* **PROBLEM TO WORK ON**
Print all of the lines exactly. Any picture among them stays out.

* **DATA SECTION**
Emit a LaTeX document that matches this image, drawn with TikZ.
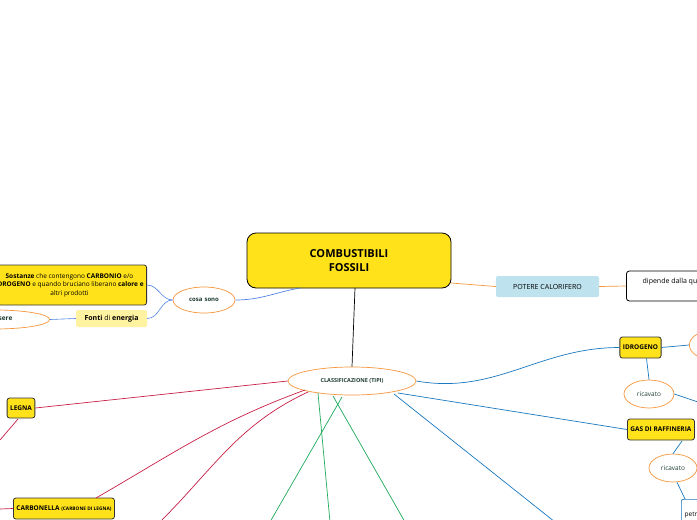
\documentclass[tikz,border=0pt]{standalone}
\usepackage{fontspec}
\setmainfont{Open Sans}
\usetikzlibrary{shapes.geometric}
\definecolor{yel}{RGB}{255,226,26}
\definecolor{lyel}{RGB}{255,242,160}
\definecolor{lblue}{RGB}{190,226,238}
\definecolor{org}{RGB}{245,150,60}
\definecolor{rd}{RGB}{200,30,70}
\definecolor{gr}{RGB}{30,170,90}
\definecolor{bl}{RGB}{25,120,190}
\definecolor{lbl}{RGB}{80,130,230}
\definecolor{dg}{RGB}{30,60,50}
\tikzset{
 ybox/.style={draw=black!80,fill=yel,rounded corners=2.5pt,line width=0.8pt,font=\fontsize{6.5}{8}\selectfont\bfseries,inner sep=3pt},
 oell/.style={ellipse,draw=org,line width=0.7pt,fill=white,font=\fontsize{6.5}{8}\selectfont,text=dg,inner sep=0pt},
 rl/.style={rd,line width=0.7pt},
 gl/.style={gr,line width=0.7pt},
 bll/.style={bl,line width=0.7pt},
}
\begin{document}
\begin{tikzpicture}[x=1pt,y=-1pt]
\useasboundingbox (0,0) rectangle (697,520);
\clip (0,0) rectangle (697,520);
% main
\node[draw=black,fill=yel,rounded corners=9pt,line width=0.8pt,minimum width=204pt,minimum height=55pt,align=center,font=\fontsize{11}{14}\selectfont\bfseries] (main) at (349,260.5) {COMBUSTIBILI\\FOSSILI};
\node[oell,minimum width=128pt,minimum height=28pt,font=\fontsize{5.5}{7}\selectfont\bfseries] (cls) at (352,381) {CLASSIFICAZIONE (TIPI)};
\draw[black,line width=0.7pt] (355,288) -- (cls.north);
% potere
\node[fill=lblue,rounded corners=2pt,minimum width=103pt,minimum height=21pt,font=\fontsize{7}{8}\selectfont] (pot) at (547.5,286.5) {POTERE CALORIFERO};
\draw[org,line width=0.7pt] (451,283) -- (pot.west);
\node[draw=black,fill=white,rounded corners=3pt,line width=0.8pt,minimum width=100pt,minimum height=30pt,anchor=west,font=\fontsize{7}{8}\selectfont,text depth=11pt,align=left] (dip) at (626,286) {\hspace*{6pt}dipende dalla quantità};
\draw[org,line width=0.7pt] (pot.east) -- (dip.west);
% cosa sono
\node[oell,minimum width=62pt,minimum height=26pt,font=\fontsize{6}{7}\selectfont\bfseries] (cosa) at (204,300) {cosa\,\,sono};
\draw[lbl,line width=0.7pt] (300,288) to[out=190,in=0] (cosa.east);
\node[ybox,anchor=east,align=center,minimum height=40pt,font=\fontsize{6.5}{8.5}\selectfont] (sost) at (147,285) {\textbf{Sostanze} che contengono \textbf{CARBONIO} e/o\\\textbf{IDROGENO} e quando bruciano liberano \textbf{calore e}\\altri prodotti};
\node[fill=lyel,rounded corners=2pt,minimum width=71pt,minimum height=17pt,font=\fontsize{7}{8}\selectfont] (fonti) at (111.5,318.5) {\textbf{Fonti} di \textbf{energia}};
\draw[lbl,line width=0.6pt] (cosa.west) to[out=180,in=0] (sost.east);
\draw[lbl,line width=0.6pt] (cosa.west) to[out=180,in=0] (fonti.east);
\node[oell,minimum width=110pt,minimum height=19pt,anchor=east,font=\fontsize{6.5}{8}\selectfont\bfseries] (poss) at (50,319.5) {possono essere\hspace*{14pt}};
\draw[lbl,line width=0.6pt] (poss.east) -- (fonti.west);
% red
\node[ybox,minimum height=20pt] (legna) at (21,408) {LEGNA};
\draw[rl] (cls.west) -- (legna.east);
\coordinate (l1) at (0,440);
\draw[rl] (18,419) -- (l1);
\node[ybox,anchor=west,minimum height=21pt] (carb) at (13,508.5) {CARBONELLA {\fontsize{4.8}{5}\selectfont(CARBONE DI LEGNA)}};
\draw[rl] (305,390) to[out=200,in=30] (96,498);
\coordinate (c1) at (0,509);
\draw[rl] (carb.west) -- (c1);
\coordinate (r3) at (160,522);
\draw[rl] (308,392) to[out=205,in=45] (r3);
% green
\coordinate (g1) at (270,522);\coordinate (g2) at (330,522);\coordinate (g3) at (405,522);
\draw[gl] (342,397) -- (g1);
\draw[gl] (318,393) -- (g2);
\draw[gl] (333,396) -- (g3);
% blue
\node[ybox,minimum height=21pt] (idro) at (640.5,347.5) {IDROGENO};
\draw[bll] (cls.east) to[out=-10,in=180] (idro.west);
\node[oell,minimum width=50pt,minimum height=30pt,anchor=west] (ie) at (689,345) {};
\draw[bll] (idro.east) -- (ie.west);
\node[oell,minimum width=50pt,minimum height=28pt] (ric1) at (649,394) {ricavato};
\draw[bll] (idro.south) ++(6,0) -- (ric1.north);
\coordinate (b1) at (698,402);
\draw[bll] (ric1.east) -- (b1);
\node[ybox,anchor=west,minimum height=21pt] (gas) at (627,429.5) {GAS DI RAFFINERIA};
\draw[bll] (398,393) -- (gas.west);
\coordinate (b2) at (555,522);
\draw[bll] (394,394) -- (b2);
\node[oell,minimum width=48pt,minimum height=28pt] (ric2) at (673,468) {ricavato};
\draw[bll] (682,441) -- (ric2.north);
\node[draw=bl,fill=white,rounded corners=2pt,line width=0.7pt,anchor=north west,minimum width=60pt,minimum height=30pt,font=\fontsize{6.5}{8}\selectfont,text height=5pt,align=left] (petr) at (681,499) {petrolio\hspace*{30pt}};
\draw[bll] (ric2.south) ++(4,0) -- (685,499);
\end{tikzpicture}
\end{document}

* **WRITTEN ANSWER**
Emit a LaTeX document that matches this image, drawn with TikZ.
\documentclass[tikz,border=0pt]{standalone}
\usepackage{fontspec}
\setmainfont{Open Sans}
\usetikzlibrary{shapes.geometric}
\definecolor{yel}{RGB}{255,226,26}
\definecolor{lyel}{RGB}{255,242,160}
\definecolor{lblue}{RGB}{190,226,238}
\definecolor{org}{RGB}{245,150,60}
\definecolor{rd}{RGB}{200,30,70}
\definecolor{gr}{RGB}{30,170,90}
\definecolor{bl}{RGB}{25,120,190}
\definecolor{lbl}{RGB}{80,130,230}
\definecolor{dg}{RGB}{30,60,50}
\tikzset{
 ybox/.style={draw=black!80,fill=yel,rounded corners=2.5pt,line width=0.8pt,font=\fontsize{6.5}{8}\selectfont\bfseries,inner sep=3pt},
 oell/.style={ellipse,draw=org,line width=0.7pt,fill=white,font=\fontsize{6.5}{8}\selectfont,text=dg,inner sep=0pt},
 rl/.style={rd,line width=0.7pt},
 gl/.style={gr,line width=0.7pt},
 bll/.style={bl,line width=0.7pt},
}
\begin{document}
\begin{tikzpicture}[x=1pt,y=-1pt]
\useasboundingbox (0,0) rectangle (697,520);
\clip (0,0) rectangle (697,520);
% main
\node[draw=black,fill=yel,rounded corners=9pt,line width=0.8pt,minimum width=204pt,minimum height=55pt,align=center,font=\fontsize{11}{14}\selectfont\bfseries] (main) at (349,260.5) {COMBUSTIBILI\\FOSSILI};
\node[oell,minimum width=128pt,minimum height=28pt,font=\fontsize{5.5}{7}\selectfont\bfseries] (cls) at (352,381) {CLASSIFICAZIONE (TIPI)};
\draw[black,line width=0.7pt] (355,288) -- (cls.north);
% potere
\node[fill=lblue,rounded corners=2pt,minimum width=103pt,minimum height=21pt,font=\fontsize{7}{8}\selectfont] (pot) at (547.5,286.5) {POTERE CALORIFERO};
\draw[org,line width=0.7pt] (451,283) -- (pot.west);
\node[draw=black,fill=white,rounded corners=3pt,line width=0.8pt,minimum width=100pt,minimum height=30pt,anchor=west,font=\fontsize{7}{8}\selectfont,text depth=11pt,align=left] (dip) at (626,286) {\hspace*{6pt}dipende dalla quantità};
\draw[org,line width=0.7pt] (pot.east) -- (dip.west);
% cosa sono
\node[oell,minimum width=62pt,minimum height=26pt,font=\fontsize{6}{7}\selectfont\bfseries] (cosa) at (204,300) {cosa\,\,sono};
\draw[lbl,line width=0.7pt] (300,288) to[out=190,in=0] (cosa.east);
\node[ybox,anchor=east,align=center,minimum height=40pt,font=\fontsize{6.5}{8.5}\selectfont] (sost) at (147,285) {\textbf{Sostanze} che contengono \textbf{CARBONIO} e/o\\\textbf{IDROGENO} e quando bruciano liberano \textbf{calore e}\\altri prodotti};
\node[fill=lyel,rounded corners=2pt,minimum width=71pt,minimum height=17pt,font=\fontsize{7}{8}\selectfont] (fonti) at (111.5,318.5) {\textbf{Fonti} di \textbf{energia}};
\draw[lbl,line width=0.6pt] (cosa.west) to[out=180,in=0] (sost.east);
\draw[lbl,line width=0.6pt] (cosa.west) to[out=180,in=0] (fonti.east);
\node[oell,minimum width=110pt,minimum height=19pt,anchor=east,font=\fontsize{6.5}{8}\selectfont\bfseries] (poss) at (50,319.5) {possono essere\hspace*{14pt}};
\draw[lbl,line width=0.6pt] (poss.east) -- (fonti.west);
% red
\node[ybox,minimum height=20pt] (legna) at (21,408) {LEGNA};
\draw[rl] (cls.west) -- (legna.east);
\coordinate (l1) at (0,440);
\draw[rl] (18,419) -- (l1);
\node[ybox,anchor=west,minimum height=21pt] (carb) at (13,508.5) {CARBONELLA {\fontsize{4.8}{5}\selectfont(CARBONE DI LEGNA)}};
\draw[rl] (305,390) to[out=200,in=30] (96,498);
\coordinate (c1) at (0,509);
\draw[rl] (carb.west) -- (c1);
\coordinate (r3) at (160,522);
\draw[rl] (308,392) to[out=205,in=45] (r3);
% green
\coordinate (g1) at (270,522);\coordinate (g2) at (330,522);\coordinate (g3) at (405,522);
\draw[gl] (342,397) -- (g1);
\draw[gl] (318,393) -- (g2);
\draw[gl] (333,396) -- (g3);
% blue
\node[ybox,minimum height=21pt] (idro) at (640.5,347.5) {IDROGENO};
\draw[bll] (cls.east) to[out=-10,in=180] (idro.west);
\node[oell,minimum width=50pt,minimum height=30pt,anchor=west] (ie) at (689,345) {};
\draw[bll] (idro.east) -- (ie.west);
\node[oell,minimum width=50pt,minimum height=28pt] (ric1) at (649,394) {ricavato};
\draw[bll] (idro.south) ++(6,0) -- (ric1.north);
\coordinate (b1) at (698,402);
\draw[bll] (ric1.east) -- (b1);
\node[ybox,anchor=west,minimum height=21pt] (gas) at (627,429.5) {GAS DI RAFFINERIA};
\draw[bll] (398,393) -- (gas.west);
\coordinate (b2) at (555,522);
\draw[bll] (394,394) -- (b2);
\node[oell,minimum width=48pt,minimum height=28pt] (ric2) at (673,468) {ricavato};
\draw[bll] (682,441) -- (ric2.north);
\node[draw=bl,fill=white,rounded corners=2pt,line width=0.7pt,anchor=north west,minimum width=60pt,minimum height=30pt,font=\fontsize{6.5}{8}\selectfont,text height=5pt,align=left] (petr) at (681,499) {petrolio\hspace*{30pt}};
\draw[bll] (ric2.south) ++(4,0) -- (685,499);
\end{tikzpicture}
\end{document}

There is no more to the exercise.